Tuesday, July 15, 2025

ADA Raises Concerns over Dental Insurer’s Acquisition of Dental Practices

 


Here's another post about why ADA membership is so critically important to private practice dentistry. I realize this is the second post this week about the ADA, but this one is really critical for you to read.  As I've stated here many times, dentistry needs a unified voice.  A single voice is easy to ignore or to not be heard, but a large number of voices bring the message and make it much  more clear.  

This can be not only with issues of standards and/or safety, but also when it comes to speaking a clear position to legislative bodies.  An agile group that can respond and convey a message is important.

Sometimes a voice is needed for something that has never even crossed the radar before.  Something that you may not have even considered and certainly not planned for.  That's one of those times where you really need that unified voice plus the resources to provide an immediate response.  I recently received an email from the organization to bring to my attention something I hadn't heard about...

What could a situation like that look like?  It looks like this... last week the ADA learned that Delta Dental of Wisconsin purchased a group of dental practices in the state.  You read that right.  An insurance company has purchased a group dental practice in Wisconsin.

Personally, I didn't even know this was legal.  I happen to practice in Missouri and the last time I checked only a licensed dentist could own a practice in the state.

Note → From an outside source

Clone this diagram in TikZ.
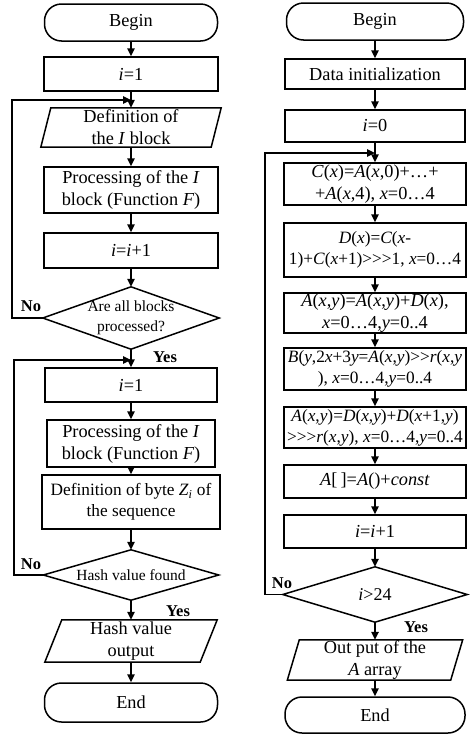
\documentclass[tikz,border=0pt]{standalone}
\usepackage{fontspec}
\setmainfont{Liberation Serif}
\usetikzlibrary{arrows.meta}
\newcommand\vi[1]{\textit{#1}}
\newcommand\gtr{\symbol{62}}
\newcommand\plgdraw[2]{\draw[ln] ([xshift=#2]#1.north west) -- (#1.north east) -- ([xshift=-#2]#1.south east) -- (#1.south west) -- cycle;}
\newcommand\diadraw[1]{\draw[ln] (#1.north) -- (#1.east) -- (#1.south) -- (#1.west) -- cycle;}
\begin{document}
\begin{tikzpicture}[x=1pt,y=-1pt,
  ln/.style={line width=1.5pt, line join=miter},
  txt/.style={inner sep=0pt, align=center, font=\fontsize{18.3}{22}\selectfont},
  bx/.style 2 args={txt, draw, ln, minimum width=#1, minimum height=#2},
  term/.style 2 args={bx={#1}{#2}, rounded corners=17pt},
  plg/.style 2 args={txt, minimum width=#1, minimum height=#2},
  dia/.style 2 args={txt, minimum width=#1, minimum height=#2, font=\fontsize{15.5}{20}\selectfont},
  small/.style={font=\fontsize{17.3}{21}\selectfont},
  arr/.style={ln, -{Triangle[length=8pt,width=7.5pt]}},
  lab/.style={inner sep=0pt, font=\fontsize{16.5}{18}\selectfont\bfseries}
]
\useasboundingbox (0,0) rectangle (474,737);
% ---------- left column ----------
\node[term={173}{37}] (beginL) at (131,22.5) {Begin};
\node[bx={174}{34}] (i1) at (131,74) {\vi{i}=1};
\node[plg={180}{39}] (defI) at (131,127.5) {Definition of\\the \vi{I} block};
\plgdraw{defI}{10}
\node[bx={174}{46}] (proc1) at (131,190) {Processing of the \vi{I}\\block (Function \vi{F})};
\node[bx={174}{35}] (inc1) at (131,250.5) {\vi{i}=\vi{i}+1};
\node[dia={176}{62}] (dia1) at (131,318) {Are all blocks\\processed?};
\diadraw{dia1}
\node[bx={172}{34}] (i1b) at (131,385) {\vi{i}=1};
\node[bx={168}{47}] (proc2) at (131,443.5) {Processing of the \vi{I}\\block (Function \vi{F})};
\node[bx={178}{54}, small] (defZ) at (131,502) {Definition of byte \vi{Z}\textsubscript{\vi{i}} of\\the sequence};
\node[dia={175}{50}] (dia2) at (131,575) {Hash value found};
\diadraw{dia2}
\node[plg={172}{42}] (out1) at (131,641) {Hash value\\output};
\plgdraw{out1}{17}
\node[term={173}{39}] (endL) at (131,702.5) {End};

\coordinate (j1) at (131,100);
\coordinate (j2) at (131,360);
\draw[arr] (beginL.south) -- (i1.north);
\draw[arr] (i1.south) -- (defI.north);
\draw[arr] (defI.south) -- (proc1.north);
\draw[arr] (proc1.south) -- (inc1.north);
\draw[arr] (inc1.south) -- (dia1.north);
\draw[arr] (dia1.south) -- (i1b.north);
\draw[arr] (i1b.south) -- (proc2.north);
\draw[arr] (proc2.south) -- (defZ.north);
\draw[arr] (defZ.south) -- (dia2.north);
\draw[arr] (dia2.south) -- (out1.north);
\draw[arr] (out1.south) -- (endL.north);
\draw[arr] (dia1.west) -- ++(-31,0) |- (j1);
\draw[arr] (dia2.west) -- ++(-29.5,0) |- (j2);
\node[lab] (no1) at (31,306) {No};
\node[lab] (yes1) at (165,357) {Yes};
\node[lab] (no2) at (31,564) {No};
\node[lab] (yes2) at (178,611) {Yes};

% ---------- right column ----------
\node[term={177}{37}] (beginR) at (375,21.5) {Begin};
\node[bx={180}{30}] (data) at (375,74) {Data initialization};
\node[bx={180}{32}] (i0) at (375,126) {\vi{i}=0};
\node[bx={182}{42}] (cx) at (375,184) {\vi{C}(\vi{x})=\vi{A}(\vi{x},0)+…+\\+\vi{A}(\vi{x},4), \vi{x}=0…4};
\node[bx={182}{54}, small] (dx) at (375,250) {\vi{D}(\vi{x})=\vi{C}(\vi{x}-\\1)+\vi{C}(\vi{x}+1)\gtr\gtr\gtr1, \vi{x}=0…4};
\node[bx={182}{40}] (axy) at (375,313) {\vi{A}(\vi{x},\vi{y})=\vi{A}(\vi{x},\vi{y})+\vi{D}(\vi{x}),\\\vi{x}=0…4,\vi{y}=0..4};
\node[bx={182}{42}, small] (bxy) at (375,369) {\vi{B}(\vi{y},2\vi{x}+3\vi{y}=\vi{A}(\vi{x},\vi{y})\gtr\gtr\vi{r}(\vi{x},\vi{y}\\), \vi{x}=0…4,\vi{y}=0..4};
\node[bx={182}{41}, small] (axy2) at (375,427.5) {\vi{A}(\vi{x},\vi{y})=\vi{D}(\vi{x},\vi{y})+\vi{D}(\vi{x}+1,\vi{y})\\\gtr\gtr\gtr\vi{r}(\vi{x},\vi{y}), \vi{x}=0…4,\vi{y}=0..4};
\node[bx={182}{33}] (acon) at (375,481.5) {\vi{A}[\,]=\vi{A}()+\vi{const}};
\node[bx={182}{33}] (inc2) at (375,531.5) {\vi{i}=\vi{i}+1};
\node[dia={184}{55}] (dia3) at (375,594.5) {\fontsize{18}{20}\selectfont\vi{i}\gtr24};
\diadraw{dia3}
\node[plg={175}{40}] (out2) at (375,660) {Out put of the\\\vi{A} array};
\plgdraw{out2}{12}
\node[term={180}{36}] (endR) at (375,715) {End};

\coordinate (j3) at (375,153);
\draw[arr] (beginR.south) -- (data.north);
\draw[arr] (data.south) -- (i0.north);
\draw[arr] (i0.south) -- (cx.north);
\draw[arr] (cx.south) -- (dx.north);
\draw[arr] (dx.south) -- (axy.north);
\draw[arr] (axy.south) -- (bxy.north);
\draw[arr] (bxy.south) -- (axy2.north);
\draw[arr] (axy2.south) -- (acon.north);
\draw[arr] (acon.south) -- (inc2.north);
\draw[arr] (inc2.south) -- (dia3.north);
\draw[arr] (dia3.south) -- (out2.north);
\draw[arr] (out2.south) -- (endR.north);
\draw[arr] (dia3.west) -- ++(-18,0) |- (j3);
\node[lab] (no3) at (282,583) {No};
\node[lab] (yes3) at (416,627) {Yes};
\end{tikzpicture}
\end{document}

I've always figured that the rule was made to help prevent undue pressures being exerted on doctors.

And that brings me to my concern with this news.  Ask anyone is dentistry and they'll tell you that insurance companies focus on profits not patients.  I could go on and on about that point, but I'll save everyone the rant.  If you're a dentist, you know what I'm talking about.  The most important takeaway is that insurance companies push for the least expensive option practically every time... and sometimes the  least expensive option is to deny paying anything at all.

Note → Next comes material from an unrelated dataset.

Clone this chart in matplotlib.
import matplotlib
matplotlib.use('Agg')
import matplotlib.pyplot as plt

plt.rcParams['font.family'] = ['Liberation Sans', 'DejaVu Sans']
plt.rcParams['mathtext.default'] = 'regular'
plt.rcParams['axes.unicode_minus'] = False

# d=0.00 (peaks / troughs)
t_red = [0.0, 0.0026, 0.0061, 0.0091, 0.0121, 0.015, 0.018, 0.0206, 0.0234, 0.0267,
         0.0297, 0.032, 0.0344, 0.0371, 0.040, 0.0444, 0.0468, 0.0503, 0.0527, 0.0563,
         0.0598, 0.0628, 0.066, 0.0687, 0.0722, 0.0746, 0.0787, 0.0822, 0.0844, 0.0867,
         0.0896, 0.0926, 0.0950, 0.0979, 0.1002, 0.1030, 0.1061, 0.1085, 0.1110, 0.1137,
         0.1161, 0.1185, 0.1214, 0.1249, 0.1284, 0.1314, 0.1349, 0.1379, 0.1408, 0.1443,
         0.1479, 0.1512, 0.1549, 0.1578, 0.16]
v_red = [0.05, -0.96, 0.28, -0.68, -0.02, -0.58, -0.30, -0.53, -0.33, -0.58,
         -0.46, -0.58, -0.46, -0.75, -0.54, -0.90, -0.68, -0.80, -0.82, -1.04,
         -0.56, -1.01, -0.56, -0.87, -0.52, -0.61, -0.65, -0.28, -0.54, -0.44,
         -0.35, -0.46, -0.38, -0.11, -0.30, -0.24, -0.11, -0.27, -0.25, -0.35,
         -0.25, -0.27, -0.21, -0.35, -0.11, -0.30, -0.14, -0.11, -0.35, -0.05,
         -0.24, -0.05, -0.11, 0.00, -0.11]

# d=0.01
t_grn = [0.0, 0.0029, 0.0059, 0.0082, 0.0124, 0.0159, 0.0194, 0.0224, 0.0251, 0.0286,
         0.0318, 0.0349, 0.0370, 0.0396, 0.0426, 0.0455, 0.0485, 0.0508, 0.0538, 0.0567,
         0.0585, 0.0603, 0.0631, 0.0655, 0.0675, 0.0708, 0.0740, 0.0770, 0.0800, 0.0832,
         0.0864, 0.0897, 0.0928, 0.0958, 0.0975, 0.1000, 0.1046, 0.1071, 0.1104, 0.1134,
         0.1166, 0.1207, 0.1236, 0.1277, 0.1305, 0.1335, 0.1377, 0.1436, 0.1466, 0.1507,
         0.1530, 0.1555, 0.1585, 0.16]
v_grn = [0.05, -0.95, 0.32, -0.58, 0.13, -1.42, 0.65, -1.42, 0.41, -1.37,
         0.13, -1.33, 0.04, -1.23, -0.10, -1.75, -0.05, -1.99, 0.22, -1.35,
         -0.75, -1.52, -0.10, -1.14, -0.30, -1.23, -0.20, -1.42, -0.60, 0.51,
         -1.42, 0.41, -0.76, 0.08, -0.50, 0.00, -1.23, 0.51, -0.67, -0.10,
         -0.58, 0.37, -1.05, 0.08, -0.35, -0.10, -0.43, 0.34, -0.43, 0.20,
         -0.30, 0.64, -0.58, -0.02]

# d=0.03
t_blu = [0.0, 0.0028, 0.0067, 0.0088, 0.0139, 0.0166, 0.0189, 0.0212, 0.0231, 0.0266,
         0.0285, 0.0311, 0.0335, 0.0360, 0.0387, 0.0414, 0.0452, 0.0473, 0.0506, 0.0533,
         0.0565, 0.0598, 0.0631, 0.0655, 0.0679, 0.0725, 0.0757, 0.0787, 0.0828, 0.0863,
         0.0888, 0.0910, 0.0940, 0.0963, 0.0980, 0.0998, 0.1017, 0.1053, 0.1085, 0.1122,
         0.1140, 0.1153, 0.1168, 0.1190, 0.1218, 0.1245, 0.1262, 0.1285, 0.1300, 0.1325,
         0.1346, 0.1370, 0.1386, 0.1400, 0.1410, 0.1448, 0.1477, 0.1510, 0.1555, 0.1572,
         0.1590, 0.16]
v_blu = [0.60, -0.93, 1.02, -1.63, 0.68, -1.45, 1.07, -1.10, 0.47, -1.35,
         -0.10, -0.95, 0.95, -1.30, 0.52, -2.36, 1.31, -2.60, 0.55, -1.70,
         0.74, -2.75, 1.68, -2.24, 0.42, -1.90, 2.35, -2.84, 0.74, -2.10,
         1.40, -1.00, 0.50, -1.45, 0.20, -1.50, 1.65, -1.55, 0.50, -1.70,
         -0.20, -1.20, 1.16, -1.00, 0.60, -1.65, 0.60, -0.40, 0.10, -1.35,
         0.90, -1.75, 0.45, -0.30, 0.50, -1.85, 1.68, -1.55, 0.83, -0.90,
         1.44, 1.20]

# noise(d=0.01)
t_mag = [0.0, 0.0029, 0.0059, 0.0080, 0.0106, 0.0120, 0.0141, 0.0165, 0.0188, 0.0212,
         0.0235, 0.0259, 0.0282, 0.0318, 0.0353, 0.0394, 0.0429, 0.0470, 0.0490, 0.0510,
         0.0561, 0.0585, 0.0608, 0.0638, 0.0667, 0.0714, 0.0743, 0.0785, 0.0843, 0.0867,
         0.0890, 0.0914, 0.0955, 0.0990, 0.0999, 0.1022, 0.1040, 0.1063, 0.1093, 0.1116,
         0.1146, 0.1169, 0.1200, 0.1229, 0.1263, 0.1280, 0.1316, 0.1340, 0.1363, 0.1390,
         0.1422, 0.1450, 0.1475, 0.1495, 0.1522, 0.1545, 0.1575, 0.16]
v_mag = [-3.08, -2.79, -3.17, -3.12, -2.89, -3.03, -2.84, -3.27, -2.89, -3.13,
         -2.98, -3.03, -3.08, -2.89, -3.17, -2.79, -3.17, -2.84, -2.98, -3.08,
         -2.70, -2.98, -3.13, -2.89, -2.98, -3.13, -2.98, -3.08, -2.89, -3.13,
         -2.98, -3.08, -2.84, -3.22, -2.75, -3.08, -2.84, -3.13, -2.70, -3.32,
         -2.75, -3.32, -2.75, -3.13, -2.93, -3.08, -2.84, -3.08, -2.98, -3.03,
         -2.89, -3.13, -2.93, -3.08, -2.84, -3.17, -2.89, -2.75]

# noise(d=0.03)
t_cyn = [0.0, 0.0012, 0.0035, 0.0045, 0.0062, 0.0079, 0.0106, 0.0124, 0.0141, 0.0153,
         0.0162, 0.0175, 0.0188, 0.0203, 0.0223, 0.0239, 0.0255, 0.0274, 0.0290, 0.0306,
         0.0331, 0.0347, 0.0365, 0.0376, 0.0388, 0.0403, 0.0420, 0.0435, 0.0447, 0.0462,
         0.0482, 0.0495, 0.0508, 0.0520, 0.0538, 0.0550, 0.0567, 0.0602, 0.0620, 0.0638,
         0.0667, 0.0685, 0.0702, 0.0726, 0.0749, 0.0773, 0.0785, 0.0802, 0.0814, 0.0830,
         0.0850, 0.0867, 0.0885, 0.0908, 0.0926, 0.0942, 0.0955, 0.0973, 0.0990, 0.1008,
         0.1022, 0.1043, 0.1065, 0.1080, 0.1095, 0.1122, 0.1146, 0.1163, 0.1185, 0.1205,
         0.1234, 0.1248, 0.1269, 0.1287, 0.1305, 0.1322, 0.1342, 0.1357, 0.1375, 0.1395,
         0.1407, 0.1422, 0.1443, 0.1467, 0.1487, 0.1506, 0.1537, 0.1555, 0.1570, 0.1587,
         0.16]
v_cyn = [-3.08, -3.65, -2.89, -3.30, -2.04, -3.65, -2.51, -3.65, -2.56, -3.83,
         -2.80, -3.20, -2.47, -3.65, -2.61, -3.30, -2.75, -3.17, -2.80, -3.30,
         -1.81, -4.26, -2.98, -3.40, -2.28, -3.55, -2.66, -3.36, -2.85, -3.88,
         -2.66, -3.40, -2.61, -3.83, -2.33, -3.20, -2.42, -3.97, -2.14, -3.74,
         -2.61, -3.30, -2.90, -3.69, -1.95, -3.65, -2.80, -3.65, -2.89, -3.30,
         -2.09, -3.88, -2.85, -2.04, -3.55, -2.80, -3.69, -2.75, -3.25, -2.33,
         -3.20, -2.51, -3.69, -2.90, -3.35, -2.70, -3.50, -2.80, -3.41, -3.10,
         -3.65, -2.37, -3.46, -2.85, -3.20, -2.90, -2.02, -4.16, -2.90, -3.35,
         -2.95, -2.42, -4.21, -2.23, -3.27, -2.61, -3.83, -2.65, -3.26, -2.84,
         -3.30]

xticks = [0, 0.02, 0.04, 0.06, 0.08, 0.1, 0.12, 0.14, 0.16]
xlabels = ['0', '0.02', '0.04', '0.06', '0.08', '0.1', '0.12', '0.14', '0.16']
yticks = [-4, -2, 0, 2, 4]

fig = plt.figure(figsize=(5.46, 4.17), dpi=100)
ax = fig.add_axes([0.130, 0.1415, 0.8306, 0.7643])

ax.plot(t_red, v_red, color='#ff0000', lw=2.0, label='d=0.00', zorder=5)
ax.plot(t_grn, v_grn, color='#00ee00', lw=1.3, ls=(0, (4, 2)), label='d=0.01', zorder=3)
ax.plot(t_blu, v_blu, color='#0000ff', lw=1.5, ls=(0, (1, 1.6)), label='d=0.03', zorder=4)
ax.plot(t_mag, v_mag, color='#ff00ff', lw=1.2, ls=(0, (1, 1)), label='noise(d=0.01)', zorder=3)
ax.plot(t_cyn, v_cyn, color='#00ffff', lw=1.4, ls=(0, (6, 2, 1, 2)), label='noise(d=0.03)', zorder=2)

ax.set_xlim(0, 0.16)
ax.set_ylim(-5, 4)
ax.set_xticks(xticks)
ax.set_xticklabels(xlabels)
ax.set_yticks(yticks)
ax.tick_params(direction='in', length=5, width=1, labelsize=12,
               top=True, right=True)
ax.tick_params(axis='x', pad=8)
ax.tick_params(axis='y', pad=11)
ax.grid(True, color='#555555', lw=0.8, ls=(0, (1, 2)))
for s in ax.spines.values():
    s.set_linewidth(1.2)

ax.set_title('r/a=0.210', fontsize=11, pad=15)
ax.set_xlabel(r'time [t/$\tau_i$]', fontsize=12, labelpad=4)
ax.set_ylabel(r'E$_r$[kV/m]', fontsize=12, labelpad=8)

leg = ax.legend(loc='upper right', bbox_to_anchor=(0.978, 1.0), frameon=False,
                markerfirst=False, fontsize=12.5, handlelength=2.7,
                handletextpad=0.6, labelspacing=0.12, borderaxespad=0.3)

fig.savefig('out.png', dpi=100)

So what will happen when a business that doesn't want to spend money begins to make the total decision from start to finish?  By owning the practices the decision won't just be about treatment.  It will also affect things like the quality of products that the office uses.  Why purchase expensive supplies from reputable companies when the cheapest products available will mean greater profits?  Why order lab cases from well known and reputable labs when money can be saved by sending cases to foreign countries with no oversight from US authorities on things like infection control?  Those are just a couple of things I thought about, the list of questions could be much, much longer.

To wrap up today's post, this is why I'm glad the ADA exists.  If the ADA wasn't there keeping an eye out for the profession, this probably wouldn't have been much of a story.  This probably wouldn't make it onto people's news feeds.  However the ADA keeps track of happenings in the industry and when they see something they let members know.  We need a unified voice!